BABER v. PIGG

Court of Appeals of Texas (2011)

Facts

Issue

Holding — Anderson, J.

Rule

Reasoning

Deep Dive: How the Court Reached Its Decision

Breach of Implied Warranty of Merchantability

The court first addressed the issue of whether Baber proved that A-1 Vacuum Center breached the implied warranty of merchantability. Under Texas law, the implied warranty requires that goods be fit for the ordinary purposes for which they are used. To establish a breach, a plaintiff must show that the goods were defective at the time they left the seller's possession. In this case, although Baber claimed that the vacuum cleaner emitted a burning smell after limited use, she did not provide sufficient evidence regarding the vacuum's proper use or any defects present when the vacuum was sold. The court noted the absence of testimony from Baber or her housekeeper detailing how the vacuum was operated, which was crucial to determine if the product was indeed defective at the time of sale. Therefore, the court concluded that Baber failed to meet her burden of proof regarding the breach of the implied warranty of merchantability. As a result, her claims in this regard were overruled.

Failure to Mitigate Damages

The court next examined whether Baber failed to mitigate her damages, a requirement under the Texas Deceptive Trade Practices Act (DTPA). The principle of mitigation mandates that a plaintiff must take reasonable steps to reduce their damages, which can include accepting an offer to repair or replace a defective product. In this case, A-1 and the vacuum manufacturer had both offered Baber a replacement vacuum at no cost, which she declined. The court found that Baber's refusal to accept the offers constituted a failure to mitigate her damages because she could have avoided incurring further costs, including attorney’s fees, had she accepted the replacement. The court emphasized that the duty to mitigate exists independently of any formal offers and that a consumer can mitigate damages immediately after a deceptive act occurs. Consequently, the court upheld the trial court's finding that Baber did not fulfill her duty to mitigate her damages, which precluded her recovery under the DTPA.

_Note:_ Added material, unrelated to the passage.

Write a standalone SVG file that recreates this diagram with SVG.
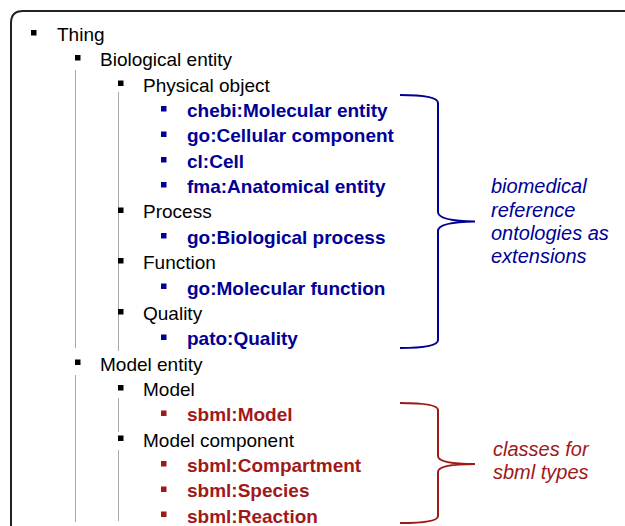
<svg xmlns="http://www.w3.org/2000/svg" width="625" height="526" viewBox="0 0 625 526">
<style>
  .t { font-family: "Liberation Sans", Arial, sans-serif; font-size: 19px; fill: #000; }
  .b { font-weight: bold; fill: #000096; }
  .r { font-weight: bold; fill: #A01919; }
  .lbl { font-family: "Liberation Sans", Arial, sans-serif; font-size: 20px; font-style: italic; }
  .bk { fill: #000; }
  .bb { fill: #000096; }
  .br { fill: #A01919; }
  .guide { stroke: #aaaaaa; stroke-width: 1; fill: none; }
  .brace { fill: none; stroke-width: 2; }
</style>
<rect width="625" height="526" fill="#fff"/>
<path d="M11,540 V23 Q11,11 23,11 H640" fill="none" stroke="#222" stroke-width="2"/>

<g id="connectors">
  <line class="guide" x1="75.5" y1="70" x2="75.5" y2="348"/>
  <line class="guide" x1="118.5" y1="92" x2="118.5" y2="351"/>
  <line class="guide" x1="75.5" y1="375" x2="75.5" y2="522"/>
  <line class="guide" x1="118.5" y1="398" x2="118.5" y2="432"/>
  <line class="guide" x1="118.5" y1="450" x2="118.5" y2="521"/>
  <path class="brace" stroke="#000096" d="M400,95 Q438,95 438,103 V212 Q438,221 475,221.5 Q438,222 438,231 V340 Q438,348 400,348"/>
  <path class="brace" stroke="#A01919" d="M400,403 Q438,403 438,410 V456 Q438,464 475,464 Q438,464 438,472 V516 Q438,523 400,523"/>
</g>

<g id="thing"><rect class="bk" x="31" y="30" width="5.5" height="5.5"/><text class="t" x="57" y="41">Thing</text></g>
<g id="biological-entity"><rect class="bk" x="75" y="55" width="5.5" height="5.5"/><text class="t" x="100" y="66.3">Biological entity</text></g>
<g id="physical-object"><rect class="bk" x="118" y="80.5" width="5.5" height="5.5"/><text class="t" x="143" y="91.7">Physical object</text></g>
<g id="chebi"><rect class="bb" x="161" y="106" width="5.5" height="5.5"/><text class="t b" x="187" y="117">chebi:Molecular entity</text></g>
<g id="go-cellular"><rect class="bb" x="161" y="131.5" width="5.5" height="5.5"/><text class="t b" x="187" y="142.4">go:Cellular component</text></g>
<g id="cl-cell"><rect class="bb" x="161" y="157" width="5.5" height="5.5"/><text class="t b" x="187" y="167.7">cl:Cell</text></g>
<g id="fma"><rect class="bb" x="161" y="182" width="5.5" height="5.5"/><text class="t b" x="187" y="193">fma:Anatomical entity</text></g>
<g id="process"><rect class="bk" x="118" y="207.5" width="5.5" height="5.5"/><text class="t" x="143" y="218.4">Process</text></g>
<g id="go-biological"><rect class="bb" x="161" y="233" width="5.5" height="5.5"/><text class="t b" x="187" y="243.8">go:Biological process</text></g>
<g id="function"><rect class="bk" x="118" y="258" width="5.5" height="5.5"/><text class="t" x="143" y="269.1">Function</text></g>
<g id="go-molecular"><rect class="bb" x="161" y="283.5" width="5.5" height="5.5"/><text class="t b" x="187" y="294.5">go:Molecular function</text></g>
<g id="quality"><rect class="bk" x="118" y="309" width="5.5" height="5.5"/><text class="t" x="143" y="319.8">Quality</text></g>
<g id="pato"><rect class="bb" x="161" y="334.5" width="5.5" height="5.5"/><text class="t b" x="187" y="345.2">pato:Quality</text></g>
<g id="model-entity"><rect class="bk" x="75" y="359.5" width="5.5" height="5.5"/><text class="t" x="100" y="370.5">Model entity</text></g>
<g id="model"><rect class="bk" x="118" y="385" width="5.5" height="5.5"/><text class="t" x="143" y="395.9">Model</text></g>
<g id="sbml-model"><rect class="br" x="161" y="410.5" width="5.5" height="5.5"/><text class="t r" x="187" y="421.2">sbml:Model</text></g>
<g id="model-component"><rect class="bk" x="118" y="435.5" width="5.5" height="5.5"/><text class="t" x="143" y="446.5">Model component</text></g>
<g id="sbml-compartment"><rect class="br" x="161" y="461" width="5.5" height="5.5"/><text class="t r" x="187" y="471.9">sbml:Compartment</text></g>
<g id="sbml-species"><rect class="br" x="161" y="486.5" width="5.5" height="5.5"/><text class="t r" x="187" y="497.2">sbml:Species</text></g>
<g id="sbml-reaction"><rect class="br" x="161" y="511.5" width="5.5" height="5.5"/><text class="t r" x="187" y="522.6">sbml:Reaction</text></g>

<g id="label-biomedical">
  <text class="lbl" fill="#000096" x="491" y="193">biomedical</text>
  <text class="lbl" fill="#000096" x="491" y="216.5">reference</text>
  <text class="lbl" fill="#000096" x="491" y="240">ontologies as</text>
  <text class="lbl" fill="#000096" x="491" y="263">extensions</text>
</g>
<g id="label-sbml">
  <text class="lbl" fill="#A01919" x="493" y="456">classes for</text>
  <text class="lbl" fill="#A01919" x="493" y="478.5">sbml types</text>
</g>
</svg>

Groundless Lawsuit Determination

Lastly, the court considered whether the trial court properly determined that Baber's lawsuit was groundless. A groundless lawsuit is defined as one that lacks any basis in law or fact and is not warranted by a good faith argument for an extension or modification of existing law. The trial court had concluded that Baber’s claims were groundless because she failed to allow reasonable repairs or accept a replacement vacuum. However, the appellate court found that Baber had a reasonable belief in her claims, supported by her experience as a prevailing party in Justice Court. Although Baber did not prove that the vacuum was defective at the time of sale, her belief that the vacuum was misrepresented and defective was not entirely unfounded. Given the totality of the evidence, the court determined that the trial court abused its discretion in concluding that Baber's suit was groundless, leading to a modification of the judgment to remove the attorney's fees awarded to A-1 and Pigg.

Conclusion of the Court

In conclusion, the appellate court affirmed the trial court’s judgment regarding Baber's failure to prove a breach of the implied warranty of merchantability and her failure to mitigate damages. However, it reversed the finding that her lawsuit was groundless, stating that Baber had a reasonable basis for her claims. The court modified the judgment to delete the finding of groundlessness and the associated attorney's fees that were awarded to the appellees. The overall outcome reflected the importance of both the burden of proof on the plaintiff in warranty claims and the necessity of mitigating damages in deceptive trade practices cases, while also recognizing that a reasonable belief in claims can prevent a finding of groundlessness.